Family business succession planning often involves inter-generational
conflicts between subsequent generations. These difficulties
are compounded if the business entity form is a corporation.
The goal of such divisions is to allow different family members
or groups to own and control their own business without causing
a tax on the division of the corporation.
Divisions of the family business can often be accomplished
under IRC §355.
In his materials and presentation, the "distributing
corporation" owns the "controlled corporation"
and will distribute the stock of the controlled corporation
in the §355 transaction.
Requirements of §355:
-The distribution to a shareholder is with respect to the
shareholder's stock
-The distributing corporation must distribute stock in the
controlled corporation which the distributing corporation
controls immediately before the distribution (80% voting control
and 80% of total shares of all other classes of stock)
-The plan cannot be a device for the distribution of earnings
and profits of the distributing corporation, the controlled
corporation or both
-There is no bright line test
-This is a facts and circumstances test
-Facts to be reviewed - whether the distribution is pro-rata,
whether an sale occurs shortly after the distribution, and
the nature of and use of the assets in the controlled corporation.
-There must have been an active trade or business for 5 year
period ending on the date of distribution. The business must
not have been acquired in the 5 year period.
-There must be a significant corporate business purpose.
The purpose must be a non-federal tax purpose. It also must
not be a shareholder purpose, however the shareholder purpose
may be so nearly coextensive with the corporate purpose as
to preclude any distinction.
-The dispute between the shareholders must be to such an
extent that the corporations business will be affected negatively
if the division of the corporation is not carried out.
-There must be a continuity of interest in the controlled
corporation by the shareholders of the distributing corporation.
-There must be continuity of the business enterprise - the
business enterprise that existed before the division must
still exist after the division.
Tax effect of the division
-If §355 met then neither gain or loss are recognized.

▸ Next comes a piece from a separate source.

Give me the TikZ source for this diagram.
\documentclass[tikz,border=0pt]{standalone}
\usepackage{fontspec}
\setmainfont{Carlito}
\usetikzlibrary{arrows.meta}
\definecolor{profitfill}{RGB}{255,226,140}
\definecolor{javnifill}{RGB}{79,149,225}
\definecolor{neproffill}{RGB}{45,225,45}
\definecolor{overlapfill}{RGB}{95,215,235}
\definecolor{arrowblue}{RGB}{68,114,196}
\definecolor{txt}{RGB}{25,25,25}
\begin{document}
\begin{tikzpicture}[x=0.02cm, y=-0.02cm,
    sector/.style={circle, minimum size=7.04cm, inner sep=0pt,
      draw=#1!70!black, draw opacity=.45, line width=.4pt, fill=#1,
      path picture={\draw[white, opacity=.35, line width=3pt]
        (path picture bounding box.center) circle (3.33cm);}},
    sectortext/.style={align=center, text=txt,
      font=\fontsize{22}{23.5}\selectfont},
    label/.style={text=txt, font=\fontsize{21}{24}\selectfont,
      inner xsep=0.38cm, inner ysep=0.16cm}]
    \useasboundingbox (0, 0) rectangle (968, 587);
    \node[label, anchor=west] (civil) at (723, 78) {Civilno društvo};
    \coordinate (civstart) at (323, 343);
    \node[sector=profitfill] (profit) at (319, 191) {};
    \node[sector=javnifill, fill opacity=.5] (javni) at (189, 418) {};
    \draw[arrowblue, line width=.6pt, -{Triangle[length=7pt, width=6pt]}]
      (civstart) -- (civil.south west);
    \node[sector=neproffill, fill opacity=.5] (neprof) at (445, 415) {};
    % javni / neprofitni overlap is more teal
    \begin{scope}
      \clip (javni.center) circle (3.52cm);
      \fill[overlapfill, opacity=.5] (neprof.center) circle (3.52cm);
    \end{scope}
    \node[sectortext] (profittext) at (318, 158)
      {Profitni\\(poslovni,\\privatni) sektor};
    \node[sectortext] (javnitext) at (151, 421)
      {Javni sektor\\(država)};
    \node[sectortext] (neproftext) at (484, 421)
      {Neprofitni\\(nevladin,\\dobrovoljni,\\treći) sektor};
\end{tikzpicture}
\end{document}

-If the requirements are not met, the distributing corporation
can recognize gain (but not loss)
-Disguised sale rules - intended to prevent the sale of a
corporation carried out the pretext of a tax-free corporate
division.
-Distributions part of a prohibited plan.

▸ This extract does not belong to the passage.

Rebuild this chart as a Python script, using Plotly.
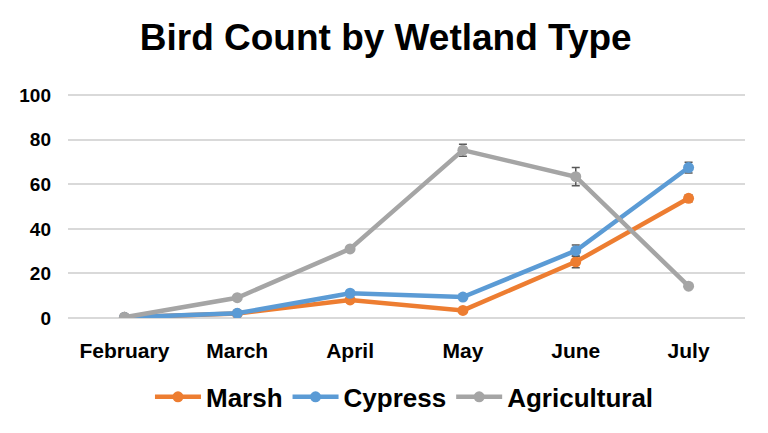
import plotly.graph_objects as go

# Monthly bird counts per wetland type
months = ["February", "March", "April", "May", "June", "July"]
marsh = [0.3, 2.0, 8.1, 3.4, 25.2, 53.7]
cypress = [0.3, 2.1, 11.1, 9.4, 30.2, 67.5]
agricultural = [0.3, 9.1, 31.0, 75.3, 63.4, 14.3]

# Error bar half-widths (0 where none is drawn)
marsh_err = [0, 0, 0, 0, 2.6, 1.5]
cypress_err = [0, 0, 0, 0, 2.5, 2.4]
agricultural_err = [0, 0, 0, 2.7, 4.1, 1.0]

series = [
    ("Marsh", marsh, marsh_err, "#ED7D31"),
    ("Cypress", cypress, cypress_err, "#5B9BD5"),
    ("Agricultural", agricultural, agricultural_err, "#A5A5A5"),
]

font_family = "Liberation Sans, Arial, sans-serif"

fig = go.Figure()
for name, values, errs, color in series:
    fig.add_trace(go.Scatter(
        x=months,
        y=values,
        name=name,
        mode="lines+markers",
        line=dict(color=color, width=4.5),
        marker=dict(color=color, size=11),
        error_y=dict(type="data", array=errs, visible=True,
                     color="#595959", thickness=1.5, width=4),
    ))

# page body adds an 8px margin, so the figure is 8px smaller than the window
fig.update_layout(
    width=760,
    height=425,
    paper_bgcolor="white",
    plot_bgcolor="white",
    margin=dict(l=60, r=23, t=86, b=115),
    title=dict(
        text="Bird Count by Wetland Type",
        x=0.497, xanchor="center",
        y=0.932, yanchor="middle",
        font=dict(family=font_family, size=37, color="black", weight="bold"),
    ),
    font=dict(family=font_family, color="black"),
    showlegend=True,
    legend=dict(
        orientation="h",
        x=0.497, xanchor="center",
        yref="container", y=0.085, yanchor="middle",
        font=dict(size=26, family=font_family, color="black", weight="bold"),
        itemwidth=46,
    ),
    xaxis=dict(
        type="category",
        range=[-0.5, 5.5],
        showgrid=False,
        showline=False,
        zeroline=False,
        tickfont=dict(size=21, family=font_family, color="black", weight="bold"),
        ticklabelstandoff=18,
    ),
    yaxis=dict(
        range=[0, 100.5],
        tickvals=[0, 20, 40, 60, 80, 100],
        showgrid=True,
        gridcolor="#D9D9D9",
        gridwidth=1.5,
        zeroline=True,
        zerolinecolor="#D9D9D9",
        zerolinewidth=1.5,
        tickfont=dict(size=19, family=font_family, color="black", weight="bold"),
        ticklabelstandoff=16,
    ),
)

fig.write_html("out.html")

The controlled corporation will not recognize gain or loss,
even if the tax-free corporate division provisions are not
followed. The basis of assets in the controlled corporation
are a substituted basis in the hands of the distributing corporation.

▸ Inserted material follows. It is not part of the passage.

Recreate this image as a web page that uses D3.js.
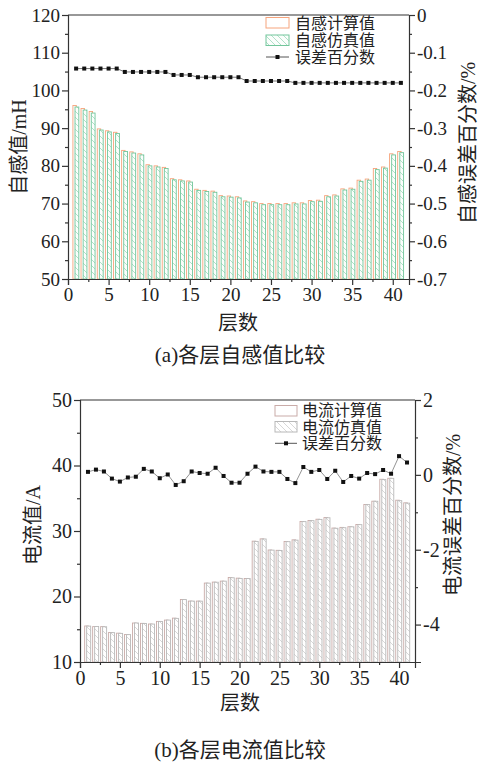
<!DOCTYPE html>
<html>
<head>
<meta charset="utf-8">
<script src="https://cdn.jsdelivr.net/npm/d3@7"></script>
<style>
body { margin: 0; background: #fff; }
text { font-family: "Liberation Serif", "Noto Sans CJK SC", serif; fill: #222; }
.axis path, .axis line { stroke: #333; stroke-width: 1.2; }
</style>
</head>
<body>
<div id="chart"></div>
<script>
const layers = [1, 2, 3, 4, 5, 6, 7, 8, 9, 10, 11, 12, 13, 14, 15, 16, 17, 18, 19, 20, 21,
    22, 23, 24, 25, 26, 27, 28, 29, 30, 31, 32, 33, 34, 35, 36, 37, 38, 39, 40, 41];
const xTicks = [0, 5, 10, 15, 20, 25, 30, 35, 40];

// (a) self inductance
const inductCalc = [96.0, 95.2, 94.4, 89.8, 89.3, 88.9, 84.1, 83.7, 83.2, 80.3, 80.0, 79.6, 76.6, 76.3, 76.0,
    73.8, 73.5, 73.3, 72.1, 72.0, 71.8, 70.7, 70.5, 70.0, 70.0, 70.0, 70.0, 70.2, 70.2, 70.8, 70.9,
    72.1, 72.3, 73.9, 74.1, 76.2, 76.5, 79.3, 79.7, 83.2, 83.8];
const inductSim = [95.6, 94.8, 94.0, 89.5, 89.0, 88.6, 83.8, 83.4, 82.9, 80.0, 79.7, 79.3, 76.3, 76.0, 75.7,
    73.5, 73.2, 73.0, 71.8, 71.7, 71.5, 70.4, 70.2, 69.7, 69.7, 69.7, 69.7, 69.9, 69.9, 70.5, 70.6,
    71.8, 72.0, 73.6, 73.8, 75.9, 76.2, 79.0, 79.4, 82.9, 83.5];
const inductErr = [-0.142, -0.142, -0.142, -0.142, -0.142, -0.142, -0.151, -0.151, -0.151, -0.151, -0.151, -0.151,
    -0.159, -0.159, -0.159, -0.165, -0.165, -0.165, -0.165, -0.165, -0.165, -0.175, -0.175, -0.175, -0.175,
    -0.175, -0.175, -0.180, -0.180, -0.180, -0.180, -0.180, -0.180, -0.180, -0.180, -0.180, -0.180, -0.180,
    -0.180, -0.180, -0.180];
const inductTicks = [50, 60, 70, 80, 90, 100, 110, 120];
const inductErrTicks = [0, -0.1, -0.2, -0.3, -0.4, -0.5, -0.6, -0.7];

// (b) current
const currentCalc = [15.5, 15.4, 15.4, 14.5, 14.4, 14.2, 15.95, 15.9, 15.8, 16.2, 16.4, 16.7, 19.55, 19.3, 19.3,
    22.05, 22.2, 22.35, 22.9, 22.8, 22.75, 28.45, 28.8, 27.1, 27.05, 28.4, 28.65, 31.45, 31.6, 31.8, 32.05,
    30.45, 30.55, 30.65, 31.0, 34.05, 34.55, 37.9, 38.05, 34.7, 34.3];
const currentSim = [15.48, 15.42, 15.38, 14.48, 14.37, 14.18, 15.96, 15.88, 15.79, 16.19, 16.4, 16.66, 19.53, 19.3, 19.29,
    22.04, 22.18, 22.34, 22.86, 22.76, 22.74, 28.41, 28.78, 27.08, 27.03, 28.37, 28.6, 31.43, 31.58, 31.77, 32.02,
    30.42, 30.5, 30.64, 30.97, 34.03, 34.54, 37.85, 38.04, 34.63, 34.25];
const currentErr = [0.08, 0.14, 0.09, -0.10, -0.18, -0.07, -0.05, 0.16, 0.09, -0.09, 0.01, -0.27, -0.17, 0.09,
    0.05, 0.03, 0.19, -0.03, -0.21, -0.21, 0.03, 0.22, 0.09, 0.08, 0.08, -0.11, -0.22, 0.21, 0.08, 0.13,
    -0.11, 0.11, -0.19, -0.03, -0.10, 0.05, 0.02, 0.13, 0.03, 0.50, 0.33];
const currentTicks = [10, 20, 30, 40, 50];
const currentErrTicks = [2, 0, -2, -4];

const svg = d3.select("#chart").append("svg").attr("width", 479).attr("height", 764);
const defs = svg.append("defs");

function hatch(id, color, bg) {
    const p = defs.append("pattern").attr("id", id)
        .attr("patternUnits", "userSpaceOnUse").attr("width", 6).attr("height", 6);
    p.append("rect").attr("width", 6).attr("height", 6).attr("fill", bg);
    p.append("path").attr("d", "M-1,-1 L7,7 M5,-1 L7,1 M-1,5 L1,7")
        .attr("stroke", color).attr("stroke-width", 0.7);
}
hatch("hatchGreen", "#8fd3b1", "#fbfefc");
hatch("hatchGrey", "#c6c6c6", "#fff");

function axisStyle(g, size) {
    g.attr("class", "axis").attr("font-size", size);
}

//graphe a
const a = { left: 68, right: 409, top: 15, bottom: 279 };
const x1 = d3.scaleLinear().domain([0, 42]).range([a.left, a.right]);
const y1 = d3.scaleLinear().domain([50, 120]).range([a.bottom, a.top]);
const e1 = d3.scaleLinear().domain([-0.7, 0]).range([a.bottom, a.top]);

svg.append("g").selectAll("rect").data(layers).enter().append("rect")
    .attr("x", (d) => x1(d) - 3.2)
    .attr("y", (d, i) => y1(inductCalc[i]))
    .attr("width", 3.4)
    .attr("height", (d, i) => y1(50) - y1(inductCalc[i]))
    .attr("fill", "#fff").attr("stroke", "#f6a47c").attr("stroke-width", 0.9);
svg.append("g").selectAll("rect").data(layers).enter().append("rect")
    .attr("x", (d) => x1(d) - 1.1)
    .attr("y", (d, i) => y1(inductSim[i]))
    .attr("width", 3.8)
    .attr("height", (d, i) => y1(50) - y1(inductSim[i]))
    .attr("fill", "url(#hatchGreen)").attr("stroke", "#72c69b").attr("stroke-width", 0.9);

svg.append("path").datum(layers)
    .attr("d", d3.line().x((d) => x1(d)).y((d, i) => e1(inductErr[i])))
    .attr("fill", "none").attr("stroke", "#555").attr("stroke-width", 0.8);
svg.append("g").selectAll("rect").data(layers).enter().append("rect")
    .attr("x", (d) => x1(d) - 2).attr("y", (d, i) => e1(inductErr[i]) - 2)
    .attr("width", 4).attr("height", 4).attr("fill", "#111");

svg.append("g").attr("transform", `translate(0,${a.bottom})`)
    .call(d3.axisBottom(x1).tickValues(xTicks).tickSize(6).tickPadding(3)).call(axisStyle, 19);
svg.append("g").attr("transform", `translate(0,${a.bottom})`)
    .call(d3.axisBottom(x1).tickValues([2.5, 7.5, 12.5, 17.5, 22.5, 27.5, 32.5, 37.5]).tickSize(3).tickFormat(""))
    .call(axisStyle, 19).select(".domain").remove();
svg.append("g").attr("transform", `translate(${a.left},0)`)
    .call(d3.axisLeft(y1).tickValues(inductTicks).tickSize(6).tickPadding(2)).call(axisStyle, 19);
svg.append("g").attr("transform", `translate(${a.left},0)`)
    .call(d3.axisLeft(y1).tickValues([55, 65, 75, 85, 95, 105, 115]).tickSize(3).tickFormat(""))
    .call(axisStyle, 19).select(".domain").remove();
svg.append("g").attr("transform", `translate(${a.right},0)`)
    .call(d3.axisRight(e1).tickValues(inductErrTicks).tickSize(6).tickPadding(2).tickFormat((d) => String(d)))
    .call(axisStyle, 19);
svg.append("g").attr("transform", `translate(${a.right},0)`)
    .call(d3.axisRight(e1).tickValues([-0.05, -0.15, -0.25, -0.35, -0.45, -0.55, -0.65]).tickSize(3).tickFormat(""))
    .call(axisStyle, 19).select(".domain").remove();
svg.append("line").attr("x1", a.left).attr("x2", a.right).attr("y1", a.top).attr("y2", a.top)
    .attr("stroke", "#333").attr("stroke-width", 1.2);

svg.append("text").attr("transform", "translate(19,147) rotate(-90)")
    .attr("text-anchor", "middle").attr("dominant-baseline", "central").attr("font-size", 20).text("自感值/mH");
svg.append("text").attr("transform", "translate(468,143) rotate(-90)")
    .attr("text-anchor", "middle").attr("dominant-baseline", "central").attr("font-size", 20).text("自感误差百分数/%");
svg.append("text").attr("x", 238).attr("y", 323).attr("text-anchor", "middle")
    .attr("dominant-baseline", "central").attr("font-size", 20).text("层数");
svg.append("text").attr("x", 240).attr("y", 355).attr("text-anchor", "middle")
    .attr("dominant-baseline", "central").attr("font-size", 21).text("(a)各层自感值比较");

// legende a
const leg1 = svg.append("g").attr("transform", "translate(266,0)");
leg1.append("rect").attr("x", 0).attr("y", 17.5).attr("width", 23).attr("height", 10.5)
    .attr("fill", "#fff").attr("stroke", "#f6a47c");
leg1.append("rect").attr("x", 0).attr("y", 35).attr("width", 23).attr("height", 10.5)
    .attr("fill", "url(#hatchGreen)").attr("stroke", "#72c69b");
leg1.append("line").attr("x1", 0).attr("x2", 23).attr("y1", 57).attr("y2", 57).attr("stroke", "#555");
leg1.append("rect").attr("x", 9.5).attr("y", 55).attr("width", 4).attr("height", 4).attr("fill", "#111");
leg1.selectAll("text").data(["自感计算值", "自感仿真值", "误差百分数"]).enter().append("text")
    .attr("x", 29).attr("y", (d, i) => 23 + i * 17).attr("dominant-baseline", "central")
    .attr("font-size", 16).text((d) => d);

//graphe b
const b = { left: 80, right: 415, top: 400, bottom: 662 };
const x2 = d3.scaleLinear().domain([0, 42]).range([b.left, b.right]);
const y2 = d3.scaleLinear().domain([10, 50]).range([b.bottom, b.top]);
const e2 = d3.scaleLinear().domain([-5, 2]).range([b.bottom, b.top]);

svg.append("g").selectAll("rect").data(layers).enter().append("rect")
    .attr("x", (d) => x2(d) - 3.3)
    .attr("y", (d, i) => y2(currentCalc[i]))
    .attr("width", 3.6)
    .attr("height", (d, i) => y2(10) - y2(currentCalc[i]))
    .attr("fill", "#fff").attr("stroke", "#c9aba8").attr("stroke-width", 0.9);
svg.append("g").selectAll("rect").data(layers).enter().append("rect")
    .attr("x", (d) => x2(d) - 1.3)
    .attr("y", (d, i) => y2(currentSim[i]))
    .attr("width", 4)
    .attr("height", (d, i) => y2(10) - y2(currentSim[i]))
    .attr("fill", "url(#hatchGrey)").attr("stroke", "#b8b8b8").attr("stroke-width", 0.9);

svg.append("path").datum(layers)
    .attr("d", d3.line().x((d) => x2(d)).y((d, i) => e2(currentErr[i])))
    .attr("fill", "none").attr("stroke", "#777").attr("stroke-width", 0.8);
svg.append("g").selectAll("rect").data(layers).enter().append("rect")
    .attr("x", (d) => x2(d) - 2).attr("y", (d, i) => e2(currentErr[i]) - 2)
    .attr("width", 4).attr("height", 4).attr("fill", "#111");

svg.append("g").attr("transform", `translate(0,${b.bottom})`)
    .call(d3.axisBottom(x2).tickValues(xTicks).tickSize(6).tickPadding(3)).call(axisStyle, 20);
svg.append("g").attr("transform", `translate(0,${b.bottom})`)
    .call(d3.axisBottom(x2).tickValues([2.5, 7.5, 12.5, 17.5, 22.5, 27.5, 32.5, 37.5]).tickSize(3).tickFormat(""))
    .call(axisStyle, 20).select(".domain").remove();
svg.append("g").attr("transform", `translate(${b.left},0)`)
    .call(d3.axisLeft(y2).tickValues(currentTicks).tickSize(6).tickPadding(2)).call(axisStyle, 20);
svg.append("g").attr("transform", `translate(${b.left},0)`)
    .call(d3.axisLeft(y2).tickValues([15, 25, 35, 45]).tickSize(3).tickFormat(""))
    .call(axisStyle, 20).select(".domain").remove();
svg.append("g").attr("transform", `translate(${b.right},0)`)
    .call(d3.axisRight(e2).tickValues(currentErrTicks).tickSize(6).tickPadding(2).tickFormat((d) => String(d)))
    .call(axisStyle, 20);
svg.append("g").attr("transform", `translate(${b.right},0)`)
    .call(d3.axisRight(e2).tickValues([1, -1, -3]).tickSize(3).tickFormat(""))
    .call(axisStyle, 20).select(".domain").remove();
svg.append("line").attr("x1", b.left).attr("x2", b.right).attr("y1", b.top).attr("y2", b.top)
    .attr("stroke", "#333").attr("stroke-width", 1.2);

svg.append("text").attr("transform", "translate(33,525) rotate(-90)")
    .attr("text-anchor", "middle").attr("dominant-baseline", "central").attr("font-size", 20).text("电流值/A");
svg.append("text").attr("transform", "translate(453,515) rotate(-90)")
    .attr("text-anchor", "middle").attr("dominant-baseline", "central").attr("font-size", 20).text("电流误差百分数/%");
svg.append("text").attr("x", 240).attr("y", 703).attr("text-anchor", "middle")
    .attr("dominant-baseline", "central").attr("font-size", 20).text("层数");
svg.append("text").attr("x", 240).attr("y", 750).attr("text-anchor", "middle")
    .attr("dominant-baseline", "central").attr("font-size", 21).text("(b)各层电流值比较");

// legende b
const leg2 = svg.append("g").attr("transform", "translate(275,0)");
leg2.append("rect").attr("x", 0).attr("y", 405.5).attr("width", 22).attr("height", 10.5)
    .attr("fill", "#fff").attr("stroke", "#c9aba8");
leg2.append("rect").attr("x", 0).attr("y", 421.5).attr("width", 22).attr("height", 10.5)
    .attr("fill", "url(#hatchGrey)").attr("stroke", "#b8b8b8");
leg2.append("line").attr("x1", 0).attr("x2", 22).attr("y1", 443.3).attr("y2", 443.3).attr("stroke", "#555");
leg2.append("rect").attr("x", 9).attr("y", 441.3).attr("width", 4).attr("height", 4).attr("fill", "#111");
leg2.selectAll("text").data(["电流计算值", "电流仿真值", "误差百分数"]).enter().append("text")
    .attr("x", 27).attr("y", (d, i) => 410.7 + i * 16.3).attr("dominant-baseline", "central")
    .attr("font-size", 16).text((d) => d);
</script>
</body>
</html>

He then went back to page 5 of the outline to review some
diagrams of the various transactions.
These consist of one for a pre-succession division, in which
the founder is still alive. Some children receive stock in
one corporation (the controlled corporation) in exchange for
all of their stock in the distributing corporation. The parents
also receive part of the stock in the controlled corporation
but give up no stock. The result is that the parents now own
part of both corporations but the children each own stock
in only one of the corporations.
He then reviewed a post-succession division. In this case,
some children retain all of their stock in the distributing
corporation and some children give up all of their stock in
the distributing corporation for all of the stock in the controlled
corporation.
Finally, he analyzed the two transactions using the various
tests of §355 set out above.
In the past, PLR's were used in advance to protect against
the negative results of failing the tests. However, in Rev
Proc 2003-48, the Service indicated that it will not longer
issue comfort rulings.
Estate Planners points to remember (The outline indicates
that "the complex and voluminous nature of the tax law
pertaining to tax-free corporate divisions renders an exhaustive
understanding of it by estate planners quite impractical.")
-Corporate business purpose
-Be diligent
-Give diplomacy a chance - the cost of doing the division
may outweigh the tax benefits of accomplishing it tax-free.
-The division should be incorporated in the current estate
plan
The presentation was very well organized and given in a great
deal of detail. He ended about 8 minutes early. Although the
outline is not as long as many, he covered it in whole.